Looking at growth and profitability, the company's performance has been erratic. Revenue saw a massive one-time jump of 115% in FY2022, likely due to a corporate action rather than organic growth, but has since stagnated and even declined by 12.9% in FY2025. More alarming is the collapse in profitability. The EBITDA margin plummeted from a healthy 16.99% in FY2021 to a low of 0.1% in FY2023 and has not recovered meaningfully. This has decimated returns, with Return on Equity (ROE) averaging a meager 4.5% over the five years and even turning negative in FY2023. This is substantially below the 15% or higher ROE consistently delivered by peers like UltraTech Cement and Ambuja Cements.

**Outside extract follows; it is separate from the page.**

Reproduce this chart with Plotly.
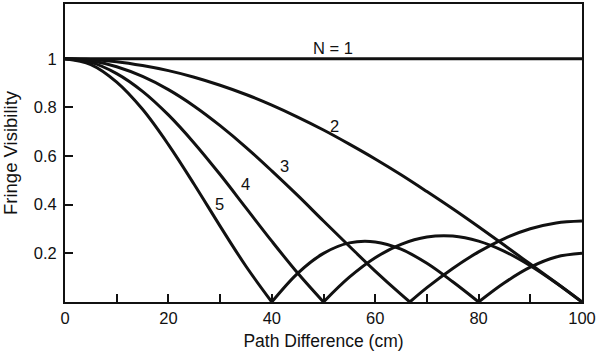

The company's cash flow and capital management record is equally troubling. Saurashtra Cement has failed to reliably generate cash, reporting negative free cash flow in three of the last five years (FY2022, FY2023, and FY2025). This indicates that the business is consuming more cash for its operations and investments than it generates. Simultaneously, total debt has ballooned from ₹221 million in FY2021 to ₹1,357 million in FY2025, a clear sign of weakening financial health. For shareholders, this has translated into poor returns. Dividends have been inconsistent, paid in only two of the five years, and the share count underwent a massive 57% dilution in FY2022.
In conclusion, Saurashtra Cement's historical record does not support confidence in its ability to execute or withstand industry cycles. Its performance consistently lags behind industry benchmarks and major competitors on every front—growth, profitability, cash flow, and shareholder returns. The data suggests it is a marginal player struggling with cost control and pricing power, making its past performance a significant red flag for potential investors.